Due Process Under Mathews v. Eldridge
The Court applied the procedural due process framework established in Mathews v. Eldridge to evaluate Colorado’s scheme for refunding money to defendants whose convictions have been overturned. The framework requires assessing three factors: the private interest affected, the risk of erroneous deprivation through the procedures used, and the governmental interest involved. The Court found that defendants have a substantial private interest in regaining their money. The risk of erroneous deprivation was high because the Exoneration Act required defendants to prove their innocence to recover their funds, which was an unjust burden. Lastly, the Court determined that the state had no legitimate interest in retaining the money once the convictions were invalidated.
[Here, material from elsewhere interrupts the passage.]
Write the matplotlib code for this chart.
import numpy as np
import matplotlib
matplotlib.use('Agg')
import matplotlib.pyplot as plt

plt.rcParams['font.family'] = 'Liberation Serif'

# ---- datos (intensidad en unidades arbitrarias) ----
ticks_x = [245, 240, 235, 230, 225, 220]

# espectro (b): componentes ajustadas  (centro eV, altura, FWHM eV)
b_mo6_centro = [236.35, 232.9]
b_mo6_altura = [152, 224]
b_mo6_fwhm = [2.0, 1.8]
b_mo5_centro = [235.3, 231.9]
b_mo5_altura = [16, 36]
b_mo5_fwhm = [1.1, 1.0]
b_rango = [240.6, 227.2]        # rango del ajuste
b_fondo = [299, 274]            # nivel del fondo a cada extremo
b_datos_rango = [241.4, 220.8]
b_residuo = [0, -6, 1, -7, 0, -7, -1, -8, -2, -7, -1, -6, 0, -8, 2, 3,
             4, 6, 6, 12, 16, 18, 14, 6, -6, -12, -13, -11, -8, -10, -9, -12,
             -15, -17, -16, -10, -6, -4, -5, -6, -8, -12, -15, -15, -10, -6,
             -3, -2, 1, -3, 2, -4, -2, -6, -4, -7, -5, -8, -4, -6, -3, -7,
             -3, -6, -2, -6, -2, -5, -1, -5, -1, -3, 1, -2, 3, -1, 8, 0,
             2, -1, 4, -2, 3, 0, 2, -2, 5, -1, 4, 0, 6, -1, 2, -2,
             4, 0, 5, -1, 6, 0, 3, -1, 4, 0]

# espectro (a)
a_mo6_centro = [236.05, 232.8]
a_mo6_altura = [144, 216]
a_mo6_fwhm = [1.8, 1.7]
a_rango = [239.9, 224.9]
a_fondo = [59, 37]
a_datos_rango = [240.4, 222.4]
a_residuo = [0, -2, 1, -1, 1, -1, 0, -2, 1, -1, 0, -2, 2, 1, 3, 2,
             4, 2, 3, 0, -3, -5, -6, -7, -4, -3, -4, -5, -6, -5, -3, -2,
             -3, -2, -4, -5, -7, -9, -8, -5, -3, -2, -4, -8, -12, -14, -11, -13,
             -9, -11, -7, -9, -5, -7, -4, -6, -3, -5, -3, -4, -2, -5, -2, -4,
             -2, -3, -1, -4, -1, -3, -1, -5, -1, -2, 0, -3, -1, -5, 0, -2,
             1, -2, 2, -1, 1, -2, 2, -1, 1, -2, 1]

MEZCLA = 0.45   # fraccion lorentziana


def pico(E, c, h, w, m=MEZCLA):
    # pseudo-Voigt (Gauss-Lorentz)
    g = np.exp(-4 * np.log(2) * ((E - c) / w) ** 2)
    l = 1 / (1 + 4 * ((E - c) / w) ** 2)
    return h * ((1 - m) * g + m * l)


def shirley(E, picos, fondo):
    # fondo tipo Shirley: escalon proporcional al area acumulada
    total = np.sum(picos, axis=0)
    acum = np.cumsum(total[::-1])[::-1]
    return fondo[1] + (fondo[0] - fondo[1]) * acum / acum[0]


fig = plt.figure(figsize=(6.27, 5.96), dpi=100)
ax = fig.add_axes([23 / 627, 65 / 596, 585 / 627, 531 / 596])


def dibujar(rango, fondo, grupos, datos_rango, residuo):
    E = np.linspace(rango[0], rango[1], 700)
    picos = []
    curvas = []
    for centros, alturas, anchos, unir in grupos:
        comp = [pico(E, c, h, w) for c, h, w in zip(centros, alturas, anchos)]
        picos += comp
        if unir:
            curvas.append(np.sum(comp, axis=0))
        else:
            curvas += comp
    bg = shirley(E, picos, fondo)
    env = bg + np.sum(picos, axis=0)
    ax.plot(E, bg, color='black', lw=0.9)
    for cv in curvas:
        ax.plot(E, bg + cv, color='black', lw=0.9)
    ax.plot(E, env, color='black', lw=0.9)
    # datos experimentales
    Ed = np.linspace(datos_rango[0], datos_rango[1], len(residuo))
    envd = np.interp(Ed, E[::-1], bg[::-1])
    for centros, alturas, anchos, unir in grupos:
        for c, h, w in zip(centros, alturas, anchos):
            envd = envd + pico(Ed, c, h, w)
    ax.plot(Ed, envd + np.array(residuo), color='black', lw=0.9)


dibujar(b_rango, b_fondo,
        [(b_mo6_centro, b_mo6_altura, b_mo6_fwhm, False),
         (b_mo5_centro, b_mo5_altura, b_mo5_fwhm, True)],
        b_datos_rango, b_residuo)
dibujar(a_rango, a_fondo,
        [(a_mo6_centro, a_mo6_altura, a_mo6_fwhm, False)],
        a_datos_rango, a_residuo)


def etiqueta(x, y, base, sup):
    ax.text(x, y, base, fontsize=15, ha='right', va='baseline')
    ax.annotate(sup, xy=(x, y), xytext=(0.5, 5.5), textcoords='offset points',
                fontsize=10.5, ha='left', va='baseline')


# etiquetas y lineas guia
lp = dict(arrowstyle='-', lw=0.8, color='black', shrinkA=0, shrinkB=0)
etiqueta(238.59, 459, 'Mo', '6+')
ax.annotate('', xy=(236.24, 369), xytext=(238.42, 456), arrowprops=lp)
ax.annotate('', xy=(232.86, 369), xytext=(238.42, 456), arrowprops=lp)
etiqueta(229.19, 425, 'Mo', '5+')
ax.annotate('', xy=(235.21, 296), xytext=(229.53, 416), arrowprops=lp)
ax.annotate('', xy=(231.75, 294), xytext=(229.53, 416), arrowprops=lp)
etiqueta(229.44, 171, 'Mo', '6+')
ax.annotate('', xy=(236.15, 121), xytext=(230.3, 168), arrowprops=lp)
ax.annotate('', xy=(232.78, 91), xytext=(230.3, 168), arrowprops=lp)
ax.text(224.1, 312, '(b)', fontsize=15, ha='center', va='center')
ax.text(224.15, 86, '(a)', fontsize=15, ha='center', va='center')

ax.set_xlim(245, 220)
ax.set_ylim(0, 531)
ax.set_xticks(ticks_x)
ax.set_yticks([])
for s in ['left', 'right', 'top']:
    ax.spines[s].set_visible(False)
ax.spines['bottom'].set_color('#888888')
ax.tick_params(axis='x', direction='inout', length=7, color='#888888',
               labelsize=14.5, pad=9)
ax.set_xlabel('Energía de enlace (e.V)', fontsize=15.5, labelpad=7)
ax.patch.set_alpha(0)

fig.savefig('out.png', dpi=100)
Thus, the Mathews balancing test weighed heavily in favor of requiring the state to refund the money without imposing additional burdens on the defendants.
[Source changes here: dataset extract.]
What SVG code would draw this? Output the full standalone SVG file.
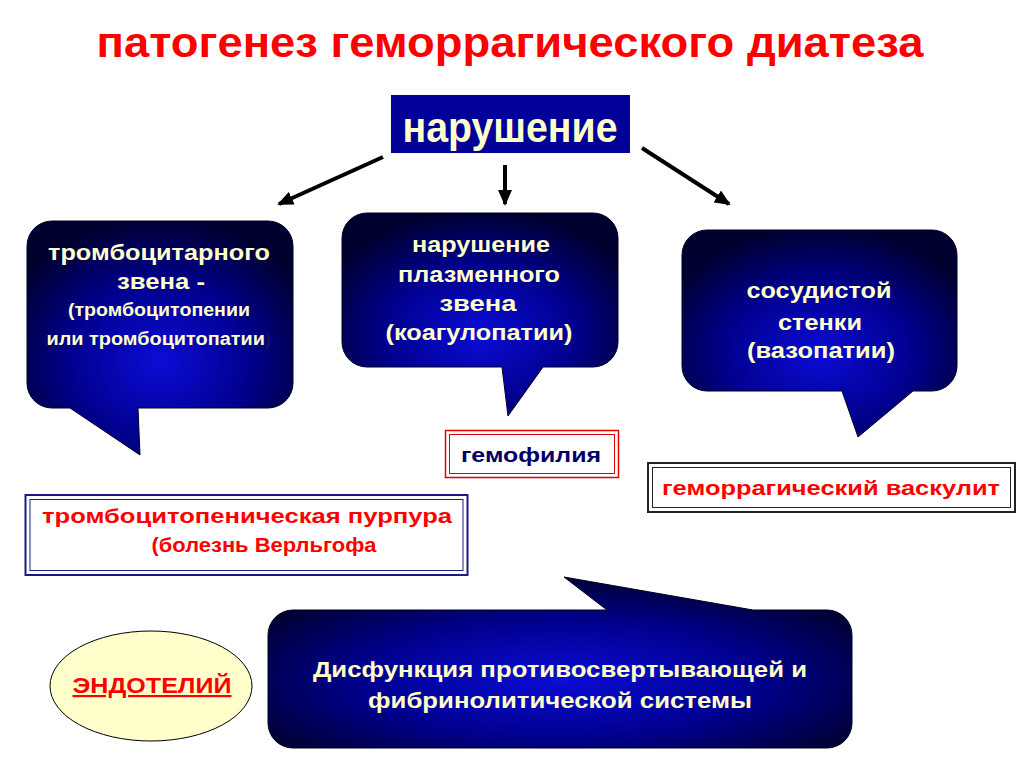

Critique of Colorado's Exoneration Act
The Court criticized Colorado's Exoneration Act for imposing an undue burden on defendants seeking refunds. The Act required defendants to initiate a separate civil proceeding and prove their innocence by clear and convincing evidence to reclaim the costs, fees, and restitution paid. This requirement was deemed excessive and contrary to the principles of due process, which do not require a defendant to affirmatively prove innocence after a conviction is invalidated. The Court highlighted that the presumption of innocence should suffice to entitle defendants to a refund, without additional proof burdens. The Exoneration Act's scheme was seen as placing an unjustified obstacle in the path of defendants who have already been determined to be not guilty by the invalidation of their convictions.
State's Lack of Legitimate Interest
The Court found that Colorado had no legitimate interest in retaining the funds taken from Nelson and Madden once their convictions were invalidated. Since the state’s right to these funds derived solely from the invalidated convictions, there was no legal or equitable basis for the state to keep the money. The Court rejected the argument that the state could retain the funds based on the existence of the convictions at the time the money was collected. The restoration of the presumption of innocence meant that any claim the state had to the funds was nullified. Therefore, the state’s continued possession of the funds was unjustified and violated due process.
Conclusion
In conclusion, the U.S. Supreme Court held that due process requires the state to refund the money collected from defendants based on convictions that have been invalidated. The Court's reasoning centered on the restoration of the presumption of innocence and the application of the Mathews v. Eldridge framework, which demonstrated the high private interest and risk of erroneous deprivation involved. The Court rejected Colorado’s Exoneration Act as an inadequate remedy due to its excessive burden on defendants, and it found no legitimate state interest in retaining the funds. The decision underscored the constitutional guarantee that individuals should not bear financial penalties for convictions that have been overturned.